Figure scripts
-=-=-

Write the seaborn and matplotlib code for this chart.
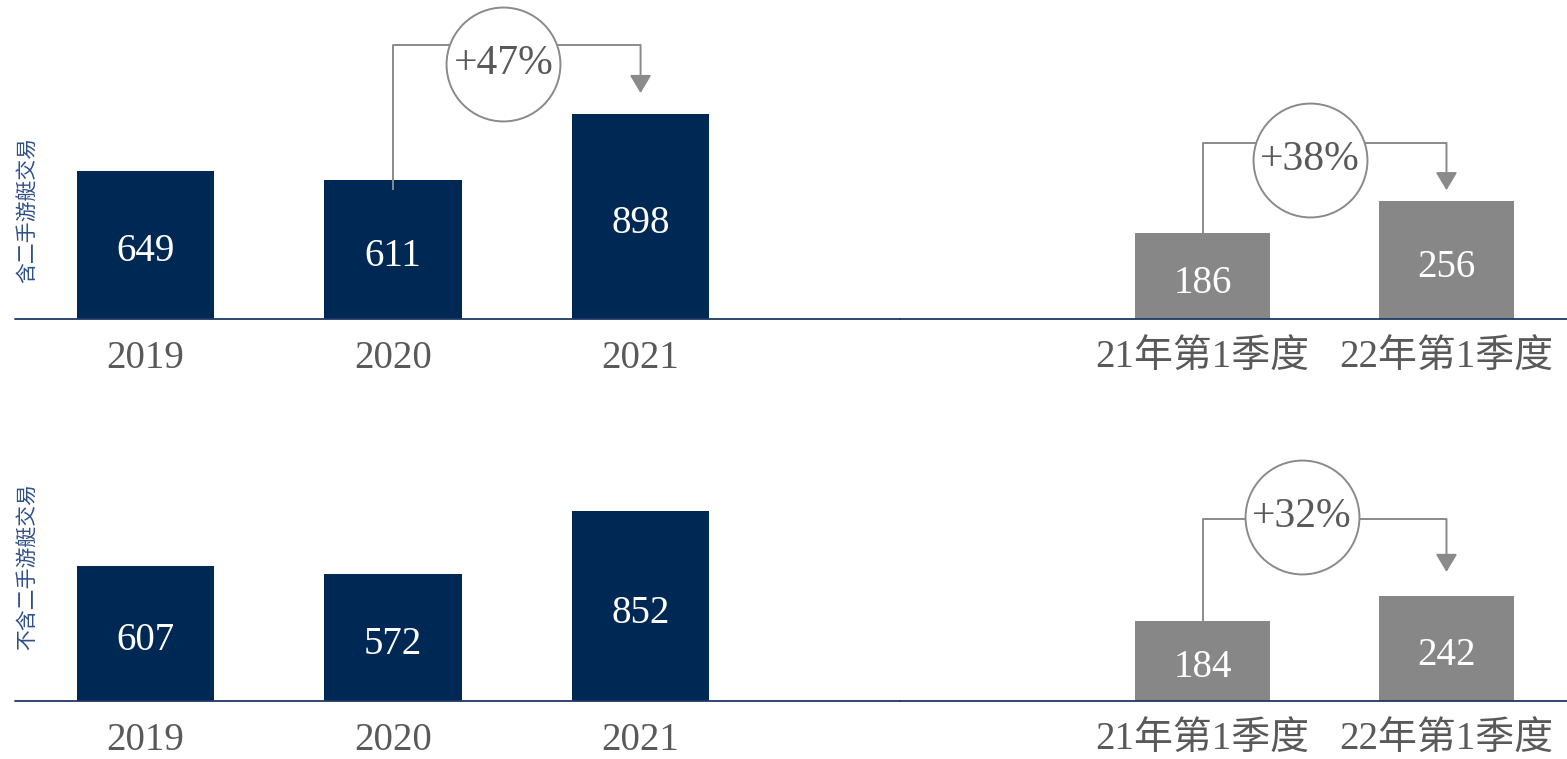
import matplotlib
matplotlib.use("Agg")
import matplotlib.pyplot as plt
import seaborn as sns

# Annual and first-quarter figures, with and without second-hand yacht deals
years = ["2019", "2020", "2021"]
quarters = ["21年第1季度", "22年第1季度"]
incl_annual = [649, 611, 898]
incl_quarter = [186, 256]
excl_annual = [607, 572, 852]
excl_quarter = [184, 242]
row_labels = ["含二手游艇交易", "不含二手游艇交易"]

NAVY = "#002855"
GREY_BAR = "#878787"
GREY_LINE = "#8a8a8a"
TEXT_GREY = "#595959"
AXIS_NAVY = "#1f3864"
LABEL_BLUE = "#2f4f8a"

sns.set_theme(style="white")
plt.rcParams["font.family"] = ["Liberation Serif", "Noto Sans CJK SC"]

W, H = 1567, 759
fig = plt.figure(figsize=(W / 100, H / 100), dpi=100)


def px_axes(x0, x1, y_base, y_top):
    return fig.add_axes([x0 / W, (H - y_base) / H, (x1 - x0) / W, (y_base - y_top) / H])


def draw_bars(ax, cats, vals, color, xlim, ylim, width):
    sns.barplot(x=cats, y=vals, ax=ax, color=color, saturation=1, width=width,
                edgecolor="none", linewidth=0)
    ax.set_xlim(*xlim)
    ax.set_ylim(0, ylim)
    for s in ax.spines.values():
        s.set_visible(False)
    ax.set_yticks([])
    ax.set_ylabel("")
    ax.axhline(0, color=AXIS_NAVY, lw=1.3, zorder=3, clip_on=False)
    ax.tick_params(axis="x", length=0, pad=15, labelsize=28, labelcolor=TEXT_GREY)
    # value labels sit in the middle of each bar
    for i, v in enumerate(vals):
        ax.annotate(str(v), (i, v / 2), xytext=(0, -5), textcoords="offset points",
                    ha="center", va="center", color="white", fontsize=28, zorder=4)
    ax.patch.set_alpha(0)


def growth(ax, x0, x1, y_start, y_line, y_tip, xc, yc, v0, v1):
    ax.plot([x0, x0, x1], [y_start, y_line, y_line], color=GREY_LINE, lw=1.4,
            zorder=4, clip_on=False, solid_capstyle="butt")
    ax.annotate("", xy=(x1, y_tip), xytext=(x1, y_line),
                arrowprops=dict(arrowstyle="-|>,head_length=0.55,head_width=0.33",
                                color=GREY_LINE, lw=1.4, mutation_scale=20,
                                shrinkA=0, shrinkB=0),
                zorder=4, annotation_clip=False)
    ax.plot([xc], [yc], marker="o", ms=82, mfc="white", mec=GREY_LINE, mew=1.4,
            zorder=5, clip_on=False)
    pct = round((v1 / v0 - 1) * 100)
    ax.text(xc, yc, f"+{pct}%", ha="center", va="center", fontsize=30,
            color=TEXT_GREY, zorder=6)


rows = [
    (incl_annual, incl_quarter, 319, 0, 0.228, 0.46),
    (excl_annual, excl_quarter, 701, 400, 0.2225, 0.4345),
]

axes = []
for annual, quarter, y_base, y_top, k_left, k_right in rows:
    h = y_base - y_top
    ax_l = px_axes(15, 900, y_base, y_top)
    draw_bars(ax_l, years, annual, NAVY, (-0.527, 3.048), h / k_left, 0.554)
    ax_r = px_axes(900, 1567, y_base, y_top)
    draw_bars(ax_r, quarters, quarter, GREY_BAR, (-1.24, 1.494), h / k_right, 0.553)
    axes.append((ax_l, ax_r))

(top_l, top_r), (bot_l, bot_r) = axes

growth(top_l, 1, 2, 566, 1202, 991, 1.446, 1120, incl_annual[1], incl_annual[2])
growth(top_r, 0, 1, 172, 383, 280, 0.44, 346, incl_quarter[0], incl_quarter[1])
growth(bot_r, 0, 1, 168, 419, 297, 0.408, 423, excl_quarter[0], excl_quarter[1])

# Vertical row captions
fig.text(27 / W, 1 - 210 / H, row_labels[0], rotation=90, ha="center", va="center",
         fontsize=15, color=LABEL_BLUE, family=["Noto Sans CJK SC"])
fig.text(27 / W, 1 - 567 / H, row_labels[1], rotation=90, ha="center", va="center",
         fontsize=15, color=LABEL_BLUE, family=["Noto Sans CJK SC"])

fig.savefig("out.png", dpi=100)
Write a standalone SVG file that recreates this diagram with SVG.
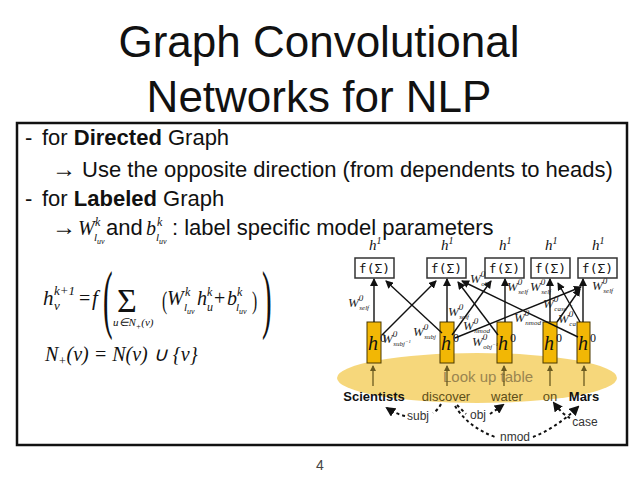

-=-=-

STATED GOAL: Show every line of the listing in which the string "matplotlib" can be found.

TASK ANSWER:
Write the seaborn and matplotlib code for this chart.
import matplotlib
matplotlib.use("Agg")
import matplotlib.pyplot as plt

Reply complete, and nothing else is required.